Neoliberal resistance
This is an important essay by Michael Schwartz.
In it, he examines the standard narrative of how and why the the US military came to meet such stiff resistance to its occupation of Iraq. This wasn't the inevitable result of opening up a brutalized society after years of Baathist repression, he claims, but rather the direct consequence of American efforts to strip down and rebuild Iraqi society along neoliberal lines.
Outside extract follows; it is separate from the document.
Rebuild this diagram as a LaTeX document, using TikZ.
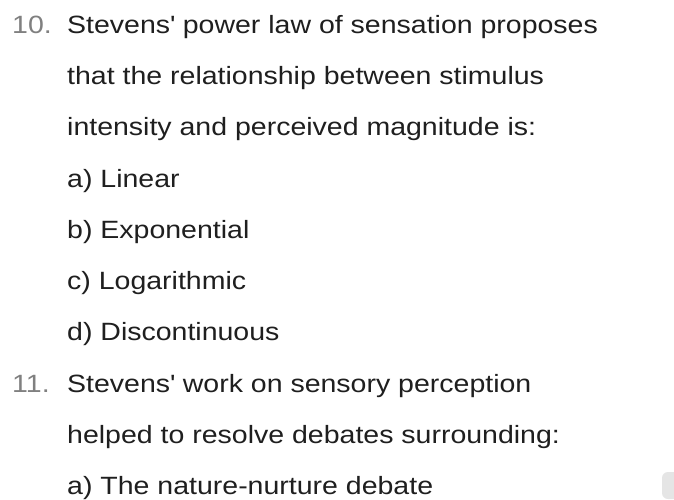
\documentclass[tikz,border=0pt]{standalone}
\usepackage{fontspec}
\setmainfont[FakeStretch=1.14]{Liberation Sans}
\begin{document}
\begin{tikzpicture}[x=1pt,y=-1pt,
  txt/.style={anchor=base west,inner sep=0pt,font=\fontsize{25}{30}\selectfont,text=black!88},
  num/.style={txt,text=black!50}]
\useasboundingbox[fill=white] (0,0) rectangle (674,499);
\fill[black!10,rounded corners=6pt] (662,472) rectangle (680,499);
\node[num] (n10) at (12,33) {10.};
\node[txt] (l1) at (67,33) {Stevens\textquotesingle\ power law of sensation proposes};
\node[txt] (l2) at (67,84) {that the relationship between stimulus};
\node[txt] (l3) at (67,135) {intensity and perceived magnitude is:};
\node[txt] (l4) at (67,187) {a) Linear};
\node[txt] (l5) at (67,238) {b) Exponential};
\node[txt] (l6) at (67,289) {c) Logarithmic};
\node[txt] (l7) at (67,340) {d) Discontinuous};
\node[num] (n11) at (12,392) {11.};
\node[txt] (l8) at (67,392) {Stevens\textquotesingle\ work on sensory perception};
\node[txt] (l9) at (67,443) {helped to resolve debates surrounding:};
\node[txt] (l10) at (67,494) {a) The nature-nurture debate};
\end{tikzpicture}
\end{document}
By trying to force "year zero" (in Naomi Klein's words), the Americans triggered massive protest early on in the occupation that tended to be countered with brutal suppression. This, in turn, sent a message to the Iraqis that America would only listen to force and encouraged people angered by austerity measures to take up arms.
As Schwartz puts it,
At first, many of the protests were peaceful, focusing either on local economic issues, or on general conditions that were worsening, not improving, after months of occupation. Typically, people demanded services and jobs from the CPA. It is now lost to history, but the run-up to the ferocious first battle of Falluja in April, 2004 -- triggered by the mutilation of four private security contractors -- actually began a full year earlier when American troops fired on a peaceful protest organized around a host of local issues, killing 13 Iraqi civilians. It was exactly this sort of ferocious reaction to peaceful protest that made the U.S. military such a factor in the stoking of what would become an ongoing rebellion.His conclusion:
In fact, in 2003, the occupation response to protests was forceful, almost gleeful, repression. Top officials of the CPA and the U.S. military command considered these demonstrations, peaceful or not, the most tangible signs of ongoing Baathist attempts to facilitate a future return to power. They therefore applied the occupation's iron heel on the theory that forceful suppression would soon defeat or demoralize any "dead-enders" intent on restoring the old regime. Protests were met with arrests, beatings, and -- in any circumstances deemed dangerous to U.S. troops -- overwhelming, often lethal military force. Home invasions of people suspected of anti-occupation attitudes or activities became commonplace, resulting in thousands of arrests and numerous firefights. Detention and torture in Abu Ghraib and other American-controlled prisons were just one facet of this larger strategy, fueled by official pressure -- once a low-level rebellion boiled up -- to get quick information for further harsh, repressive strikes. In general, the Iraqi population came to understand that dissent of whatever sort would be met by savage repression...And each act of repression convinced more Iraqis that peaceful protest would not work; that, if they were going to save their lives and those of their families, a more aggressive, belligerent approach would be necessary.
Certainly, an alien army entered Iraq, destroyed that country's sovereignty, and stoked nationalist resentments. But major media outlets in this country have lost track of the fact that what also entered Iraq was an American administration wedded at home and abroad to a fierce, unbending, and alien set of economic ideas. By focusing attention only on the lack of U.S. (and Iraqi) military power brought to bear in the early days after the fall of Baghdad, they ignore some of the deeper reasons why many Iraqis were willing to confront a formidable military machine with only small arms and their own wits. They ignore -- and cause the American public to ignore -- the fact that there was little resistance just after the fall of Baghdad and that it expanded as the economy declined and repression set in. They ignore the eternal verity that the willingness to fight and die is regularly animated by the conviction that otherwise things will only get worse.